Predator Seksual Menghantui, Benarkah Kebiri Jadi Solusi?



Maraknya predator seksual hari membuat kaum perempuan terutama orang tua makin resah, bagaimana tidak kebanyakan korban predator seksual adalah anak-anak. Oleh karenanya Presiden Joko Widodo menandatangani Peraturan Pemerintah (PP) tentang hukuman kebiri bagi pelaku kekerasan seksual terhadap anak. PP itu tertuang dalam Nomor 70 Tahun 2020 yang ditetapkan Jokowi per 7 Desember 2020. Tujuan aturan diteken karena untuk menekan dan mengatasi kekerasan seksual terhadap anak. Selain itu, juga sebagai efek jera terhadap predator seksual anak. (viva.co.id 3/01/2021).

Apakah hukuman kebiri ini akan memberikan efek jera bagi predator seksual? para pelaku itu nantinya akan dikebiri kimia serta dipasangi alat pendeteksi elektronik berupa gelang. Selain itu identitas mereka akan diumumkan ke publik. Namun hal itu tidak berlaku untuk pelaku yang masih anak-anak (news.detik.com 3/01/2021).

Banyaknya predator seksual hari ini menunjukkan masyarakat yang rusak. Di sisi lain menggambarkan rendahnya keimanan kepada Allah SWT dan adanya hari pertanggungjawaban. Inilah ciri masyarakat sekuler yang meniadakan peran Pencipta dalam kehidupan sehari-hari.

Predator seksual akan terus menghantui negara-negara penganut sistem sekulerisme terutama negeri-negeri muslim. Kita lihat, bagaimana dengan mudahnya seseorang mampu mengkases video porno ditambah tontonan hari ini yang mendukung naluri seksual untuk muncul. Maka tidak heran, para predator akan mencari mangsanya untuk melampiaskan syahwatnya.

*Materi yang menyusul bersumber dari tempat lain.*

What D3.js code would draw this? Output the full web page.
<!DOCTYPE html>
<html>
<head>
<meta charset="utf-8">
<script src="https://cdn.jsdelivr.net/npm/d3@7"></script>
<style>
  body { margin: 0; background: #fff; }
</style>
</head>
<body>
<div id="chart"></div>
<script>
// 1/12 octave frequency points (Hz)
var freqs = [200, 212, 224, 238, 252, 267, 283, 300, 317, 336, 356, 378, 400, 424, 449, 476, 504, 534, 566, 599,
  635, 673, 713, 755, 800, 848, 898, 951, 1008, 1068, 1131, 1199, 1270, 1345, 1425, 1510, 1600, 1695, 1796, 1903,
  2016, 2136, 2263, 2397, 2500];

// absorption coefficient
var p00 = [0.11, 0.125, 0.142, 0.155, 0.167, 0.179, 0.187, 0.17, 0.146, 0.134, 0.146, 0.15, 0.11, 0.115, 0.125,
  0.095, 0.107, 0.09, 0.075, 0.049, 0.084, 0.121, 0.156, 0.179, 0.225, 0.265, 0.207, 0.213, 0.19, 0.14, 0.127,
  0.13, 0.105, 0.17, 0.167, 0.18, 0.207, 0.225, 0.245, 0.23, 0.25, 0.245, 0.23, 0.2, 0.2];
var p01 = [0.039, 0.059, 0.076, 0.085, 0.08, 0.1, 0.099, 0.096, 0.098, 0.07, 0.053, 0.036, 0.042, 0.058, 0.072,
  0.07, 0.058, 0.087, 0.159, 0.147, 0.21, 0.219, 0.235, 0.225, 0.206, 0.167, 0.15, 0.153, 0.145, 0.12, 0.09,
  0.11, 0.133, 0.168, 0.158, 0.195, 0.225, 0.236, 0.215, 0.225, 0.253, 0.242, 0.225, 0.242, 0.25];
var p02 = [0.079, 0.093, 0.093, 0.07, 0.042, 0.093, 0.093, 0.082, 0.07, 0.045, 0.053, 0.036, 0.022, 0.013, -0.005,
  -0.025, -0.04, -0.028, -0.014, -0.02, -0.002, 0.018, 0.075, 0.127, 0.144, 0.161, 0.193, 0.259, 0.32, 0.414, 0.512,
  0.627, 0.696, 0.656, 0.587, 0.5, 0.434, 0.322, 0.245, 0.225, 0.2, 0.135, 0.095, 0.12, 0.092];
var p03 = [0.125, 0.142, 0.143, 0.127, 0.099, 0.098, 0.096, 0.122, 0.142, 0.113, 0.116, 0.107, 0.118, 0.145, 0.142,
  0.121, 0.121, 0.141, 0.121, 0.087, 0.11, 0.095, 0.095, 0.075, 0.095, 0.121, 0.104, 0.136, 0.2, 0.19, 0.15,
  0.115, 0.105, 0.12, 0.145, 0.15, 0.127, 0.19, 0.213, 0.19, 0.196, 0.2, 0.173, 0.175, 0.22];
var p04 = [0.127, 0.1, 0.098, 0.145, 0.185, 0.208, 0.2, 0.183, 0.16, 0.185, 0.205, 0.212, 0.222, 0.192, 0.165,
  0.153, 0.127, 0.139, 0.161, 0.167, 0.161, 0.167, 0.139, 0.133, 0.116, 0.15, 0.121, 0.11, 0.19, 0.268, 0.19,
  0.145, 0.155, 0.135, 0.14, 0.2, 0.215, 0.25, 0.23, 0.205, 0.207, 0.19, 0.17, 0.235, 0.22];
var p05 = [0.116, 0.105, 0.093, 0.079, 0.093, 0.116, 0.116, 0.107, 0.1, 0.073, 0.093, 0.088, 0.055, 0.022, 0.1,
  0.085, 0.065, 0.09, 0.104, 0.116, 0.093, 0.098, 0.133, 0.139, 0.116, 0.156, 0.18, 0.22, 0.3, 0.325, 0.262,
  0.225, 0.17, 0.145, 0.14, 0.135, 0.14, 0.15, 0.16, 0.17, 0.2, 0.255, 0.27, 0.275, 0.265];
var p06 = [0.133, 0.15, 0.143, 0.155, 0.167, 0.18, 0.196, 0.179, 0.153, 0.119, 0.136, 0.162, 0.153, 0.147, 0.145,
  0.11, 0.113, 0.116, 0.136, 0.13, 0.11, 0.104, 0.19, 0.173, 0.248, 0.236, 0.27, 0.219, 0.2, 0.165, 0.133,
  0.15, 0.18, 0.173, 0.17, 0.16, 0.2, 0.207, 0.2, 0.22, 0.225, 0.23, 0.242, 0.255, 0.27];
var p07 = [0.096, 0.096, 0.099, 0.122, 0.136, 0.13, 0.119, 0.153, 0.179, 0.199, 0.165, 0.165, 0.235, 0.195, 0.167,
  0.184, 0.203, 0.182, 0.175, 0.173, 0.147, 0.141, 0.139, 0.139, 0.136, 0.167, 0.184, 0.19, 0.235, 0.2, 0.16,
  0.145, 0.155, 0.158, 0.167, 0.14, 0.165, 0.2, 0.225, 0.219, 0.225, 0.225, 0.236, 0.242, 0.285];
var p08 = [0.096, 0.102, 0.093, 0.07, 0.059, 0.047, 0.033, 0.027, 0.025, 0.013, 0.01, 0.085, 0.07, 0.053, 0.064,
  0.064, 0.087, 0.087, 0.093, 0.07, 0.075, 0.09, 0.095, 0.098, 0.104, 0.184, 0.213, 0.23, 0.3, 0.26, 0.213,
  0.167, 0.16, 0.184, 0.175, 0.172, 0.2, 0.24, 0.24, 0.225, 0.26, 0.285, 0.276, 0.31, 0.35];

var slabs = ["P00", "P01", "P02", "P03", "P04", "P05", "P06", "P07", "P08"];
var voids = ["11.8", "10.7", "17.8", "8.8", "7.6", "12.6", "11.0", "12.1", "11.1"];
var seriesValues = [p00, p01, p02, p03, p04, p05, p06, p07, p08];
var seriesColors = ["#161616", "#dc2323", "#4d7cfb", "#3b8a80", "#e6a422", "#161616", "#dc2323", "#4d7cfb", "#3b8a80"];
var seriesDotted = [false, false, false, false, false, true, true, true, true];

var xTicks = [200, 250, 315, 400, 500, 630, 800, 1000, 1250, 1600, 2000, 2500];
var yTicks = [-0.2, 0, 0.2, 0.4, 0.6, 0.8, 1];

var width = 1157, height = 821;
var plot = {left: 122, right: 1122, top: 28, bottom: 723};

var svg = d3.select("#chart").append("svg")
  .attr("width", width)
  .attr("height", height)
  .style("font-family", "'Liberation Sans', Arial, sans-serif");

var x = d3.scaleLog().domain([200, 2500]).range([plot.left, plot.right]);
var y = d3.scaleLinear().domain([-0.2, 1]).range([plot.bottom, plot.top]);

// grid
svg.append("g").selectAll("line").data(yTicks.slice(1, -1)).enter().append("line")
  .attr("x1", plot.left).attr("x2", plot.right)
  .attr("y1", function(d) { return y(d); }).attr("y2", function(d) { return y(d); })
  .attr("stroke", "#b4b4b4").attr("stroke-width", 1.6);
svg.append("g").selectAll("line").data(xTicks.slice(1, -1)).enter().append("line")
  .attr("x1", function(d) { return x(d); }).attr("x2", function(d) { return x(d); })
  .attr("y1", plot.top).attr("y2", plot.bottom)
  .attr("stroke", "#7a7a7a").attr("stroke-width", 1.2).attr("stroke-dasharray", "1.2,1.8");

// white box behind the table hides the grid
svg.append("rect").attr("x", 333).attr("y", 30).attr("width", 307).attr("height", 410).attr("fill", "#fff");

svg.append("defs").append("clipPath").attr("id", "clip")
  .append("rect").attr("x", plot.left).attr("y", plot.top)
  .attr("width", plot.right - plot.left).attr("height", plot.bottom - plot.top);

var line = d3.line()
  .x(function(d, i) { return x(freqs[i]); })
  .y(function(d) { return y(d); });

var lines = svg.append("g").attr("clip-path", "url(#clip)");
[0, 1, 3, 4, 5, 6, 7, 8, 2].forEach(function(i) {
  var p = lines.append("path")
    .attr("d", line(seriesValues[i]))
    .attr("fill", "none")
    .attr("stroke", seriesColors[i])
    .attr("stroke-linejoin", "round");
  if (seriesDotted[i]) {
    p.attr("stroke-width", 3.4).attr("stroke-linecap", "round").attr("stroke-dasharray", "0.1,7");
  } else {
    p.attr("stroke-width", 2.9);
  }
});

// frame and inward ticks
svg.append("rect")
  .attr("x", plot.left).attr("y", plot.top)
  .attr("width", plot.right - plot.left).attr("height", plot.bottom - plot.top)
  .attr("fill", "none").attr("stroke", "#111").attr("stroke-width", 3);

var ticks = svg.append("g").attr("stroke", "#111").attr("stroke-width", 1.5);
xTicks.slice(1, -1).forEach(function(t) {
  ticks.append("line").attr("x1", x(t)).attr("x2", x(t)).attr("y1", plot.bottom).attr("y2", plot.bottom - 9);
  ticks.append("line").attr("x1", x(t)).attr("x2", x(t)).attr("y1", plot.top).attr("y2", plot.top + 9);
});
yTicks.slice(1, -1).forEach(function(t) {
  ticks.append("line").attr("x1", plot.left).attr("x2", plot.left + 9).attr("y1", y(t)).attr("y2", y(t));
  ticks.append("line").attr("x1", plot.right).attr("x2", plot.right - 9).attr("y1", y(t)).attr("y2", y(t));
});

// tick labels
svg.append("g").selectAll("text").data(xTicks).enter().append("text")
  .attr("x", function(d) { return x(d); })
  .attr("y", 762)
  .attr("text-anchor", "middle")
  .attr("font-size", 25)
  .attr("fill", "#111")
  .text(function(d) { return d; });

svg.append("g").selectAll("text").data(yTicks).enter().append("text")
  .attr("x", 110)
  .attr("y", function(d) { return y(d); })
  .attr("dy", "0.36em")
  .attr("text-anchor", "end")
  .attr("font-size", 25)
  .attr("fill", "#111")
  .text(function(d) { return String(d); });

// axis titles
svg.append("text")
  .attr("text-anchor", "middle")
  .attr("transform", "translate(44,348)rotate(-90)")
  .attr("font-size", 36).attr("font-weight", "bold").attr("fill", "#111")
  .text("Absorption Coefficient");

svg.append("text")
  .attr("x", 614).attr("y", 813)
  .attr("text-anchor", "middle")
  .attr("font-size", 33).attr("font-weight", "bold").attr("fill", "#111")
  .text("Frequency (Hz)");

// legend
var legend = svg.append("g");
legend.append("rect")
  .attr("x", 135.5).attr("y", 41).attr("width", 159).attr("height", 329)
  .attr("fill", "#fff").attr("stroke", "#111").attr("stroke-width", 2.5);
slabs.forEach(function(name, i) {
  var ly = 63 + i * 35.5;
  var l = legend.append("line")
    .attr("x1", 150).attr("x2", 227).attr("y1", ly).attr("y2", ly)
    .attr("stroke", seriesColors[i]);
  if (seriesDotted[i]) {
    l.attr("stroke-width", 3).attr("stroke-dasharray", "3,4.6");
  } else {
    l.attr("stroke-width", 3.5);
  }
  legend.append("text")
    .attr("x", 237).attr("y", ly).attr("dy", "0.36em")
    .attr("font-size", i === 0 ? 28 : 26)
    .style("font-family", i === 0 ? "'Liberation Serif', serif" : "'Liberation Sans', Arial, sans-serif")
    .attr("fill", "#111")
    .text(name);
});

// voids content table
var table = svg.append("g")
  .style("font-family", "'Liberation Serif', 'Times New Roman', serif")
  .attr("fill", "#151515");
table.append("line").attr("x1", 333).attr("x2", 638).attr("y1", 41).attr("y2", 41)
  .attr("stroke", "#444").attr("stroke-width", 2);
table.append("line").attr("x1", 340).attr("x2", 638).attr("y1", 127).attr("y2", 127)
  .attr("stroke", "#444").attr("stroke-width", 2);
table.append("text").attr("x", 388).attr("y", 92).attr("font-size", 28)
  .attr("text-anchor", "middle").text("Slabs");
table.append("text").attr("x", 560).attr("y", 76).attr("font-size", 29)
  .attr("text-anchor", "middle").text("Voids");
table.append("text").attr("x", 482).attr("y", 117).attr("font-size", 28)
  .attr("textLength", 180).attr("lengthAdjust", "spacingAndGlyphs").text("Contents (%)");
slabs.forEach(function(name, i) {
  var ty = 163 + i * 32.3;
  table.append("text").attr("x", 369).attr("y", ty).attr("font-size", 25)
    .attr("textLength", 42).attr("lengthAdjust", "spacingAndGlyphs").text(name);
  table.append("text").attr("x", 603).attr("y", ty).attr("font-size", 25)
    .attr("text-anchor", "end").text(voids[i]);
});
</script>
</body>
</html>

Solusi yang diberikan pemerintah terkesan serampangan, hanya menyalahkan pelaku tanpa menelisik lebih dalam. Para korban beranggapan bahwa kasus-kasus kekerasan seksual disebabkan perilaku mereka yang mendewakan syahwat. Jika ditelisik perempuan yang mengumbar aurat dan ajakan berperilaku seks bebas menjadi fenomena yang terjadi setiap hari. Lalu, bagaimana predator seksual bisa disembuhkan jika akar permasalahan tidak disentuh?

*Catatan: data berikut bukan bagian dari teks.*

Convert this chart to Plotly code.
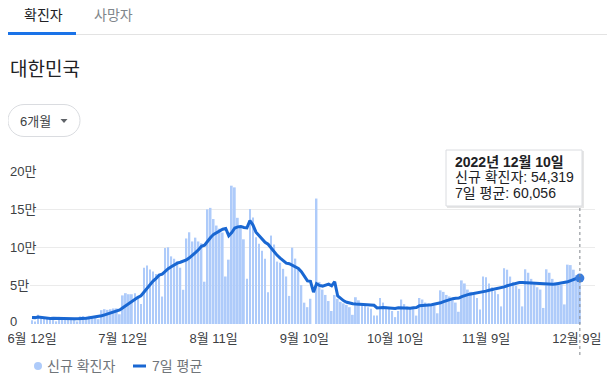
import plotly.graph_objects as go
import pandas as pd

# ---------------- data ----------------
start_date = "2022-06-12"

daily_cases = [
    5000, 3200, 12200, 9400, 8000, 7200, 6100,
    6100, 3500, 9300, 7900, 7500, 6800, 6200,
    6200, 3400, 9900, 10500, 9600, 10700, 10000,
    10000, 6300, 18100, 19400, 18500, 19300, 20300,
    20400, 12700, 37400, 40300, 38900, 38900, 40300,
    35900, 26300, 73600, 76400, 71200, 68600, 65400,
    65400, 35900, 99300, 100300, 88400, 85300, 82000,
    73600, 44700, 111800, 119900, 107900, 112900, 107900,
    105500, 55300, 149900, 151800, 137200, 128700, 124600,
    119600, 62100, 84100, 180800, 178600, 138800, 128700,
    110700, 59000, 150300, 139300, 113300, 105000, 95600,
    85300, 41400, 115600, 103900, 81600, 80100, 72100,
    62100, 36700, 99800, 85500, 71500, 50900, 27900,
    22000, 33000, 0, 164000, 55000, 45000, 38000,
    30000, 17000, 38000, 33000, 29000, 27000, 25000,
    22000, 12000, 35000, 31000, 27000, 25000, 22000,
    20000, 11000, 11000, 34000, 28000, 23000, 20000,
    17000, 9000, 17000, 32000, 26000, 23000, 21000,
    20000, 11000, 34000, 32000, 28000, 27000, 25000,
    24000, 14000, 44000, 42000, 38000, 36000, 34000,
    28000, 16000, 57000, 53000, 45000, 42000, 38000,
    34000, 19000, 62000, 61000, 53000, 48000, 43000,
    39000, 23000, 72900, 71000, 62000, 55000, 50000,
    46000, 23000, 71500, 67000, 59000, 52000, 48000,
    45000, 21000, 71500, 67000, 59000, 55000, 52000,
    51000, 25600, 77600, 77000, 71000, 63900, 54319,
]

avg_7day = [
    8540, 8340, 9200, 8630, 8060, 7630, 7300,
    7460, 7500, 7090, 6870, 6800, 6740, 6760,
    6770, 6760, 6840, 7210, 7510, 8070, 8610,
    9160, 9570, 10740, 12010, 13290, 14510, 15990,
    17470, 18390, 21140, 24130, 27040, 29840, 32700,
    34910, 36860, 42030, 47190, 51800, 56040, 59630,
    63840, 65210, 68890, 72300, 74760, 77140, 79510,
    80690, 81940, 83730, 86530, 89310, 93260, 96960,
    101510, 103030, 108470, 113030, 117210, 119470, 121860,
    123870, 124840, 115440, 119590, 125500, 126940, 127530,
    126260, 125810, 135270, 129340, 120010, 115190, 110460,
    106830, 104310, 99360, 94300, 89770, 86210, 82860,
    79540, 78870, 76610, 73990, 72540, 68370, 62060,
    56330, 55800, 41540, 52760, 50400, 49560, 51000,
    52140, 49860, 55290, 36570, 32860, 30290, 28430,
    27290, 26570, 26140, 25860, 25570, 25290, 24860,
    24570, 24430, 21000, 21430, 21570, 21290, 21000,
    20570, 20290, 21140, 20860, 20570, 20570, 20710,
    21140, 21430, 23860, 23860, 24140, 24710, 25290,
    25860, 26290, 27710, 29140, 30570, 31860, 33140,
    33710, 34000, 35860, 37430, 38430, 39290, 39860,
    40710, 41140, 41860, 43000, 44140, 45000, 45710,
    46430, 47000, 48560, 49990, 51270, 52270, 53270,
    54270, 54270, 54070, 53500, 53070, 52640, 52360,
    52210, 51930, 51930, 51930, 51930, 52360, 52930,
    53790, 54440, 55310, 56740, 58460, 59730, 60056,
]

xtick_dates = ["2022-06-12", "2022-07-12", "2022-08-11", "2022-09-10",
               "2022-10-10", "2022-11-09", "2022-12-09"]
xtick_labels = ["6월 12일", "7월 12일", "8월 11일", "9월 10일",
                "10월 10일", "11월 9일", "12월 9일"]
ytick_vals = [0, 50000, 100000, 150000, 200000]
ytick_labels = ["0", "5만", "10만", "15만", "20만"]

series_names = ["신규 확진자", "7일 평균"]
tab_labels = ["확진자", "사망자"]
region_title = "대한민국"
period_label = "6개월"

# ---------------- styling / layout geometry ----------------
FONT = "Liberation Sans, Arial, Noto Sans CJK KR, sans-serif"
BAR_C = "#aecbfa"
LINE_C = "#1967d2"
OFF = 8                      # page body margin of the html page
W, H = 615 - OFF, 383 - OFF  # figure size
# plot area in screen pixels: x 30..595, y 171..324
ML = 30 - OFF
MT = 171 - OFF
MR = W - (595 - OFF)
MB = H - (324 - OFF)
PW, PH = W - ML - MR, H - MT - MB


def px(x, y):
    """screen pixel -> paper coords"""
    return (x - OFF - ML) / PW, (H - MB - (y - OFF)) / PH


def pstr(x, y):
    a, b = px(x, y)
    return f"{a:.5f},{b:.5f}"


def text(t, x, y, size, color, xanchor="left", yref="paper", yval=None, bold=False):
    xp, yp = px(x, y)
    return dict(text=f"<b>{t}</b>" if bold else t, x=xp, y=yp if yval is None else yval,
                xref="paper", yref=yref, xanchor=xanchor, yanchor="middle",
                showarrow=False, font=dict(size=size, color=color, family=FONT))


dates = pd.date_range(start_date, periods=len(daily_cases), freq="D")
day = pd.Timedelta(days=1)

fig = go.Figure()
fig.add_trace(go.Bar(
    x=dates, y=daily_cases, marker=dict(color=BAR_C, line=dict(width=0)),
    width=0.6 * 86400000, name=series_names[0], hoverinfo="skip"))
fig.add_trace(go.Scatter(
    x=dates, y=avg_7day, mode="lines", name=series_names[1],
    line=dict(color=LINE_C, width=3), hoverinfo="skip"))
fig.add_trace(go.Scatter(
    x=[dates[-1]], y=[avg_7day[-1]], mode="markers",
    marker=dict(color="#3b7ddd", size=9), hoverinfo="skip"))

shapes = []
annotations = []

# tabs
annotations.append(text(tab_labels[0], 22, 15, 14, "#202124"))
annotations.append(text(tab_labels[1], 92, 15, 14, "#80868b"))
x0, y0 = px(76, 34.5)
x1, _ = px(615, 34.5)
shapes.append(dict(type="line", xref="paper", yref="paper", x0=x0, x1=x1, y0=y0, y1=y0,
                   line=dict(color="#e3e3e3", width=1)))
bx0, by0 = px(7, 35)
bx1, by1 = px(76, 32)
shapes.append(dict(type="rect", xref="paper", yref="paper", x0=bx0, x1=bx1, y0=by0, y1=by1,
                   fillcolor="#1a73e8", line=dict(width=0)))

# title
annotations.append(text(region_title, 8, 70, 19, "#202124"))

# dropdown pill
L, R, T, B = 8, 80, 104.5, 136.5
r = (B - T) / 2
k = 0.5523 * r
cy = (T + B) / 2
path = (f"M {pstr(L + r, T)} L {pstr(R - r, T)} "
        f"C {pstr(R - r + k, T)} {pstr(R, cy - k)} {pstr(R, cy)} "
        f"C {pstr(R, cy + k)} {pstr(R - r + k, B)} {pstr(R - r, B)} "
        f"L {pstr(L + r, B)} "
        f"C {pstr(L + r - k, B)} {pstr(L, cy + k)} {pstr(L, cy)} "
        f"C {pstr(L, cy - k)} {pstr(L + r - k, T)} {pstr(L + r, T)} Z")
shapes.append(dict(type="path", xref="paper", yref="paper", path=path,
                   line=dict(color="#dadce0", width=1), fillcolor="rgba(0,0,0,0)"))
annotations.append(text(period_label, 18, 121, 13, "#3c4043"))
tri = f"M {pstr(60.5, 119)} L {pstr(67.5, 119)} L {pstr(64, 123)} Z"
shapes.append(dict(type="path", xref="paper", yref="paper", path=tri,
                   line=dict(width=0), fillcolor="#5f6368"))

# y tick labels (left aligned like the reference)
for v, t in zip(ytick_vals, ytick_labels):
    annotations.append(text(t, 8, 0, 13, "#3c4043", yref="y",
                            yval=v + (3000 if v == 0 else 0)))

# custom legend
lgx, lgy = 38, 366
dx0, dy0 = px(lgx - 4, lgy + 4)
dx1, dy1 = px(lgx + 4, lgy - 4)
shapes.append(dict(type="circle", xref="paper", yref="paper", x0=dx0, x1=dx1, y0=dy0, y1=dy1,
                   fillcolor=BAR_C, line=dict(width=0)))
annotations.append(text(series_names[0], 45, lgy, 14, "#70757a"))
lx0, ly0 = px(133, lgy)
lx1, _ = px(146, lgy)
shapes.append(dict(type="line", xref="paper", yref="paper", x0=lx0, x1=lx1, y0=ly0, y1=ly0,
                   line=dict(color=LINE_C, width=3)))
annotations.append(text(series_names[1], 150, lgy, 14, "#70757a"))

# hover guide line
_, gy0 = px(0, 355)
_, gy1 = px(0, 206)
shapes.append(dict(type="line", xref="x", yref="paper", x0=dates[-1], x1=dates[-1],
                   y0=gy0, y1=gy1, line=dict(color="#80868b", width=1, dash="dot"), layer="above"))

# tooltip box
sx0, sy0 = px(447, 208)
sx1, sy1 = px(584, 151)
shapes.append(dict(type="rect", xref="paper", yref="paper", x0=sx0, x1=sx1, y0=sy0, y1=sy1,
                   fillcolor="#e6e6e6", line=dict(width=0)))
tx0, ty0 = px(446, 206)
tx1, ty1 = px(582, 150)
shapes.append(dict(type="rect", xref="paper", yref="paper", x0=tx0, x1=tx1, y0=ty0, y1=ty1,
                   fillcolor="white", line=dict(color="#dadce0", width=1)))
d = dates[-1]
annotations.append(text(f"{d.year}년 {d.month}월 {d.day}일", 453, 161.5, 14, "#202124", bold=True))
annotations.append(text(f"{series_names[0]}: {daily_cases[-1]:,}", 453, 177, 14, "#202124"))
annotations.append(text(f"{series_names[1]}: {avg_7day[-1]:,}", 453, 192.5, 14, "#202124"))

fig.update_layout(
    width=W, height=H,
    margin=dict(l=ML, r=MR, t=MT, b=MB, pad=0, autoexpand=False),
    paper_bgcolor="white", plot_bgcolor="white",
    font=dict(family=FONT, size=13, color="#3c4043"),
    shapes=shapes, annotations=annotations,
    hovermode=False,
    showlegend=False,
    xaxis=dict(type="date", range=[dates[0] - 0.66 * day, dates[0] + 186 * day],
               tickvals=xtick_dates, ticktext=xtick_labels, showgrid=False,
               showline=False, zeroline=False, ticks="", automargin=False,
               ticklabeloverflow="allow", ticklabelstandoff=5,
               tickfont=dict(size=13, color="#3c4043", family=FONT)),
    yaxis=dict(range=[0, 200000], tickvals=ytick_vals, showticklabels=False,
               showgrid=True, gridcolor="#ebebeb", gridwidth=1, zeroline=False,
               showline=False, ticks="", automargin=False),
)

fig.write_html("out.html")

Penanganan predator seksual harus dilakukan secara preventif dan kuratif. Semua penyakit sosial yang ada dalam sistem sekuler-kapitalis saat ini, wajib dikembalikan kepada Syariah Islam yang diterapkan secara kaaffah dalam negara Khilafah. 

Islam sebagai aturan hidup yang sempurna yang diturunkan Allah SWT telah memberikan seperangkat aturan yang lengkap dan menyeluruh untuk menyelesaikan persoalan hidup manusia.  Islam memiliki mekanisme untuk mencegah dan memberantas predator. Islam melarang benda dan aktivitas yang memberi peluang terjadinya kekerasan seksual, seperti pornografi, baik dalam membuat, menyebarkan atau  menikmatinya.  Islam juga memiliki aturan yang mengatur interaksi antara laki-laki dan perempuan dan mengatur hubungan kekerabatan dalam keluarga. 

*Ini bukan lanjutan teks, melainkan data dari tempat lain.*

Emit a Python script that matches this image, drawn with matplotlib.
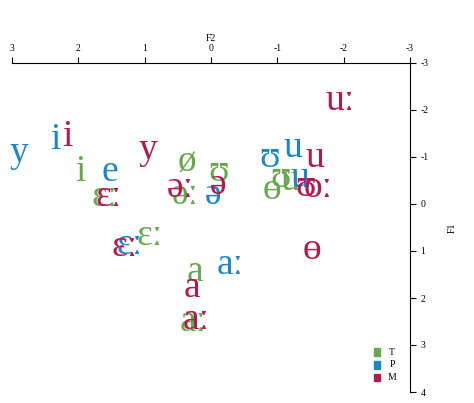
import matplotlib
matplotlib.use('Agg')
import matplotlib.pyplot as plt
from matplotlib.patches import Rectangle

# Vowel positions (z-scored F2, F1) per speaker group.
groups = ['T', 'P', 'M']
colors = {'T': '#6aa84f', 'P': '#1b87c9', 'M': '#b5174f'}

t_labels = ['i', 'ɛː', 'ø', 'əː', 'ʊ', 'ɛː', 'a', 'aː', 'u', 'ɵ', 'ʊ']
t_f2 = [1.97, 1.60, 0.36, 0.39, -0.12, 0.92, 0.24, 0.27, -1.19, -0.92, -1.05]
t_f1 = [-0.68, -0.15, -0.90, -0.20, -0.68, 0.68, 1.45, 2.50, -0.50, -0.30, -0.55]

p_labels = ['y', 'i', 'e', 'ə', 'ɛː', 'aː', 'ʊ', 'u', 'u']
p_f2 = [2.90, 2.35, 1.52, -0.03, 1.22, -0.29, -0.89, -1.23, -1.34]
p_f1 = [-1.10, -1.36, -0.68, -0.20, 0.87, 1.30, -0.98, -1.19, -0.55]

m_labels = ['i', 'ɛː', 'y', 'əː', 'ə', 'ɛː', 'a', 'aː', 'uː', 'u', 'ʊ', 'oː', 'ɵ']
m_f2 = [2.17, 1.55, 0.95, 0.47, -0.10, 1.30, 0.29, 0.23, -1.94, -1.57, -1.42, -1.61, -1.52]
m_f1 = [-1.43, -0.15, -1.15, -0.34, -0.40, 0.92, 1.79, 2.47, -2.20, -0.98, -0.36, -0.34, 0.98]

data = {'T': (t_labels, t_f2, t_f1), 'P': (p_labels, p_f2, p_f1), 'M': (m_labels, m_f2, m_f1)}

plt.rcParams['font.family'] = ['Liberation Serif', 'DejaVu Serif']
plt.rcParams['axes.unicode_minus'] = False

fig = plt.figure(figsize=(4.74, 4.03), dpi=100)
ax = fig.add_axes((12 / 474, 11 / 403, 398 / 474, 329 / 403))

for g in groups:
    labels, f2, f1 = data[g]
    for s, x, y in zip(labels, f2, f1):
        ax.text(x, y, s, color=colors[g], fontsize=27, ha='center', va='center')

ax.set_xlim(3, -3)
ax.set_ylim(4, -3)
ax.xaxis.tick_top()
ax.xaxis.set_label_position('top')
ax.yaxis.tick_right()
ax.yaxis.set_label_position('right')
ax.spines['left'].set_visible(False)
ax.spines['bottom'].set_visible(False)
ax.tick_params(labelsize=7, length=4, width=0.8)
ax.set_xticks(range(3, -4, -1))
ax.set_yticks(range(-3, 5))
ax.set_xlabel('F2', fontsize=7, labelpad=2)
ax.set_ylabel('F1', fontsize=7, rotation=90, labelpad=14)

# Legend.
for i, g in enumerate(groups):
    y = 3.15 + i * 0.27
    ax.add_patch(Rectangle((-2.55, y - 0.08), 0.1, 0.16, color=colors[g], clip_on=False))
    ax.text(-2.73, y, g, fontsize=7, va='center', ha='center')

fig.savefig('out.png', dpi=100)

Penerapan  syariah Islam dilakukan dengan menjamin kesejahteraan setiap individu rakyat wajib dipenuhi oleh negara dengan berbagai mekanisme dalam sistem ekonomi Islam.  Sanksi tegas yang memberikan efek jera,  yakni hukuman bagi pembuat serta penyebar konten pornografi pornoaksi, hingga adanya hukum jilid dan rajam bagi pezina. Demikian pula, para predator seksual akan mendapat sanksi berat berupa jilid jika dia belum menikah, dan rajam hingga mati jika dia sudah atau pernah menikah. Dan yang tidak kalah penting,  keimanan dan ketakwaan yang kuat, baik pada rakyat maupun petugas negara, menjadi benteng yang kokoh untuk senantiasa taat pada aturan Allah.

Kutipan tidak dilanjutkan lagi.